Conclusion on Implied Covenants
The court ultimately concluded that there was an implied covenant requiring Albertson's to pay reasonable rent during the period it chose not to operate the supermarket, while also affirming that no implied covenant existed for continuous operation of the supermarket throughout the lease term. This decision highlighted the court's interpretation of the lease terms in the context of the parties' intentions and the economic realities at play. By recognizing the implied obligation to pay reasonable rent, the court reinforced the principle that lessees cannot benefit from a lease without fulfilling their financial obligations, especially when they elect not to utilize the property for its intended purpose. The ruling clarified the legal standards for implied covenants in lease agreements, establishing a precedent for future cases regarding the interpretation of similar contractual obligations. In doing so, the court balanced the interests of both lessors and lessees, ensuring that contractual agreements are honored in accordance with the underlying purpose of the lease.
Attorney Fees and Costs
Regarding the lessors' request for attorney fees, the court determined that there was no express provision in the lease for the payment of such fees to the prevailing party. The lessors sought an award under Idaho Code sections that pertain to attorney fees, but the court found these statutes inapplicable to lease agreements.
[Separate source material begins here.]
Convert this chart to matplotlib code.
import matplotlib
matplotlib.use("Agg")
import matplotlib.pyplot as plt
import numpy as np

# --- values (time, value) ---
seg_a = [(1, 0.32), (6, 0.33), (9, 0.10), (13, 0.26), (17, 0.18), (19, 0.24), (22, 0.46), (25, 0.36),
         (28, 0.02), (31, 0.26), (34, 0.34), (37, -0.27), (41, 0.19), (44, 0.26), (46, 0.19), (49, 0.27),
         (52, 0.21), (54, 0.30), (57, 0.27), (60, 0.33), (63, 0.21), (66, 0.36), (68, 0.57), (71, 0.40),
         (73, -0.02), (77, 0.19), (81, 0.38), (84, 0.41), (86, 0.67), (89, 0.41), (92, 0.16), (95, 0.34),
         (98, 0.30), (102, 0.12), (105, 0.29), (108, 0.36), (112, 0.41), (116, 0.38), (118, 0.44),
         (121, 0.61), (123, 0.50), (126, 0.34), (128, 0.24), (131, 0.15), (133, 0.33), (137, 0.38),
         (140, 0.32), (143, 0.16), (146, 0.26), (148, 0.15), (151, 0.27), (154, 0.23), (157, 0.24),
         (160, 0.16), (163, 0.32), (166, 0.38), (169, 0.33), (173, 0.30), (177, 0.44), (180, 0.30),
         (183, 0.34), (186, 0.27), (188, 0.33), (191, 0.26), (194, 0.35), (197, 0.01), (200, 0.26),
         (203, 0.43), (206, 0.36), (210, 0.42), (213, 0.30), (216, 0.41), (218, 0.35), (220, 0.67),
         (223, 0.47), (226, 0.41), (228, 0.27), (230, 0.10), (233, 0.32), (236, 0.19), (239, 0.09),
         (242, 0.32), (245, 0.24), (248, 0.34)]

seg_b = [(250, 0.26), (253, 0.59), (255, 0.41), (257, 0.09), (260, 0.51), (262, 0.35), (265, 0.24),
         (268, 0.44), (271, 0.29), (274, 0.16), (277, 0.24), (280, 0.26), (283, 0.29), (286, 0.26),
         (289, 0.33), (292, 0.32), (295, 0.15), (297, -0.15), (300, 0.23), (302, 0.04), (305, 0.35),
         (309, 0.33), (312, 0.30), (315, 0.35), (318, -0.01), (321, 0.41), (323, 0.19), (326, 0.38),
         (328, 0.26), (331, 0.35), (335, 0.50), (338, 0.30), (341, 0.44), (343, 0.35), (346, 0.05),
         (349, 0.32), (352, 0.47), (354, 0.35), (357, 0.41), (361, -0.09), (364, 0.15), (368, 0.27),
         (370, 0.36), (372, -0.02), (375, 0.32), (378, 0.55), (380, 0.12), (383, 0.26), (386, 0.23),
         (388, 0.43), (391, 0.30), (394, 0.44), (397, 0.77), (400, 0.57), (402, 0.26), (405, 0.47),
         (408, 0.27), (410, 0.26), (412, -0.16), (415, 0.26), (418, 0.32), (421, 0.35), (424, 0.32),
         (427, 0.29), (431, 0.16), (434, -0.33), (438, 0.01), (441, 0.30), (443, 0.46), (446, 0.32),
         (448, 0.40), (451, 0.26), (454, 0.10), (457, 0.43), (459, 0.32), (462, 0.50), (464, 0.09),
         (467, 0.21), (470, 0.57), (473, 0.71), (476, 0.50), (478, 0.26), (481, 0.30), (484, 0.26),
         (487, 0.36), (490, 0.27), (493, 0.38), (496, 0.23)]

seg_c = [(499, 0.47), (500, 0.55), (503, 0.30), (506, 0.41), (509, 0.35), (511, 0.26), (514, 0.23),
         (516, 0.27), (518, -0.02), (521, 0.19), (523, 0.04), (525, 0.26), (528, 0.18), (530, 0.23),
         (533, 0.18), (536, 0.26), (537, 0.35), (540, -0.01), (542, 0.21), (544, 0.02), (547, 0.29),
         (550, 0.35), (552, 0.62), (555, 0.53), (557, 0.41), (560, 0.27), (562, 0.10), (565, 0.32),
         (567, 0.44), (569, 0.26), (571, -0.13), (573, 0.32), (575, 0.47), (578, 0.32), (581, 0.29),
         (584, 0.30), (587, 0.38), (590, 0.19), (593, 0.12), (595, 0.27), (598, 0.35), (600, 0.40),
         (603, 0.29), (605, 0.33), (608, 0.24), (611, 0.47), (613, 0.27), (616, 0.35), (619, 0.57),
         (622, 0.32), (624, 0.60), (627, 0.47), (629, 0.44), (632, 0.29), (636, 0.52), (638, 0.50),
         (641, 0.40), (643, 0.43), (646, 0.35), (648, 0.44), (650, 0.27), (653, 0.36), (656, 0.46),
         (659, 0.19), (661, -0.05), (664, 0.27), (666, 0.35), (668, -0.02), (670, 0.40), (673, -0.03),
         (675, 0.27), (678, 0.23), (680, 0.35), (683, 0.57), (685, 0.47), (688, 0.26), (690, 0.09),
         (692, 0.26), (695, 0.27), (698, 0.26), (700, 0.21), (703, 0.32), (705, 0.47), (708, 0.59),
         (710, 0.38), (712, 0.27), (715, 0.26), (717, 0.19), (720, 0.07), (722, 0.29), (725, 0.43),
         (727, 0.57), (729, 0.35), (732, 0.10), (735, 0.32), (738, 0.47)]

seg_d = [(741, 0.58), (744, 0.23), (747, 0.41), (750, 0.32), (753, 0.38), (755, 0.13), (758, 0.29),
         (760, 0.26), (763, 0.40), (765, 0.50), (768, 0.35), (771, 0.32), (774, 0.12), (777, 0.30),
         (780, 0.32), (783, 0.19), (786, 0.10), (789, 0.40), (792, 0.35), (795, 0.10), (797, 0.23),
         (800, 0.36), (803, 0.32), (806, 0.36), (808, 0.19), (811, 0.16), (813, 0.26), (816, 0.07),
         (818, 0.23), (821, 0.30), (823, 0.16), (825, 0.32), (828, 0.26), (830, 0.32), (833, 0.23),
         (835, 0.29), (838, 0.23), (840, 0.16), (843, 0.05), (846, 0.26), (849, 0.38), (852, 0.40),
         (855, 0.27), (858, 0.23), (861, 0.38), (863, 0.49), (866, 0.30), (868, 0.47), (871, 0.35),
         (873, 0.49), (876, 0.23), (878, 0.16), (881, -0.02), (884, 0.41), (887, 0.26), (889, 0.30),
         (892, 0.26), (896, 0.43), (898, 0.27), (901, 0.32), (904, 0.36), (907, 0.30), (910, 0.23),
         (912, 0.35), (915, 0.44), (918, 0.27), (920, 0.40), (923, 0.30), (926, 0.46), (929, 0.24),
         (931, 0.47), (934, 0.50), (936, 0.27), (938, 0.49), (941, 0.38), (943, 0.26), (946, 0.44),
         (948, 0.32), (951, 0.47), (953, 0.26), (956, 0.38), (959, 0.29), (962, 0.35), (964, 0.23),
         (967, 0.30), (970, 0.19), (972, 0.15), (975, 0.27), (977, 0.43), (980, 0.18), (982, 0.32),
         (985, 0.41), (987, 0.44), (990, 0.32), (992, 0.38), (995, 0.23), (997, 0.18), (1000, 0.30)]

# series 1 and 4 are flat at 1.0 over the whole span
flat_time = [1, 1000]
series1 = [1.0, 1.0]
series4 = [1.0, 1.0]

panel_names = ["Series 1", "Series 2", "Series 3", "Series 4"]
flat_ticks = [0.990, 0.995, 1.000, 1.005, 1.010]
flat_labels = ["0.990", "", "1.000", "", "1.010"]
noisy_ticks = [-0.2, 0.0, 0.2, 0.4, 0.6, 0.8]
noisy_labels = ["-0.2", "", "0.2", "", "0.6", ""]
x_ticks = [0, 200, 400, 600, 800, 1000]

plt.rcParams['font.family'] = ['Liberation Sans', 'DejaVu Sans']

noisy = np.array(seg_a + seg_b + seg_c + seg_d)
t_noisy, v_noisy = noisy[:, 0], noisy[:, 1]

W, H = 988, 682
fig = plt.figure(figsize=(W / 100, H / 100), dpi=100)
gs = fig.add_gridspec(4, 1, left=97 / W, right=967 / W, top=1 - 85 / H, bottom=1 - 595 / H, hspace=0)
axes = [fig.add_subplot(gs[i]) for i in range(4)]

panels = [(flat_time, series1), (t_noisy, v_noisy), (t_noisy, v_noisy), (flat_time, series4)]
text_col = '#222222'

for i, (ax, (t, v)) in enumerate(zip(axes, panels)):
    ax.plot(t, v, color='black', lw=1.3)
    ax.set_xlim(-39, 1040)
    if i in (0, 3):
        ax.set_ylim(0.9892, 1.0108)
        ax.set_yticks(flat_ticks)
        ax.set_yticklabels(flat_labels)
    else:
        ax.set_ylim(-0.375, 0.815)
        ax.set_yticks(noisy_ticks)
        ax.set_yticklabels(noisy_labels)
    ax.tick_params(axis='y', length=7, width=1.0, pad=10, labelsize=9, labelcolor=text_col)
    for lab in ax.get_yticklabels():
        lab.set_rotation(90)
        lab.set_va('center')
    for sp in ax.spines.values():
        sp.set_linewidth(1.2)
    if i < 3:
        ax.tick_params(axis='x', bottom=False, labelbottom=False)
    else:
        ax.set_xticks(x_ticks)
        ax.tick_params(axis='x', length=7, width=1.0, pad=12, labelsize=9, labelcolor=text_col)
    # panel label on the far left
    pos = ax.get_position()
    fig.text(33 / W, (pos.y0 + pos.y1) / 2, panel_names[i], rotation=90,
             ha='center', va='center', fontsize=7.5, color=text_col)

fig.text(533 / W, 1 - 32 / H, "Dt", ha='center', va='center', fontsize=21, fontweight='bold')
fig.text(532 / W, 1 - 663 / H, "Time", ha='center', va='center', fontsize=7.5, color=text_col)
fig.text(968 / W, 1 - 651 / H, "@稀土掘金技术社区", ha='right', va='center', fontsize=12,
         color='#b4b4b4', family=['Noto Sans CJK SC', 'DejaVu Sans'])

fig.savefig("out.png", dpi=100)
The trial court exercised its discretion in denying the attorney fees, concluding that the case was not defended frivolously or without merit. This decision aligned with the principles set forth in Idaho Rules of Civil Procedure regarding the awarding of attorney fees, which allowed for discretion based on the nature of the defense. Consequently, the court affirmed the trial court's order regarding costs while denying the request for attorney fees, reinforcing the notion that parties must be aware of the terms of their agreements, including provisions for legal costs.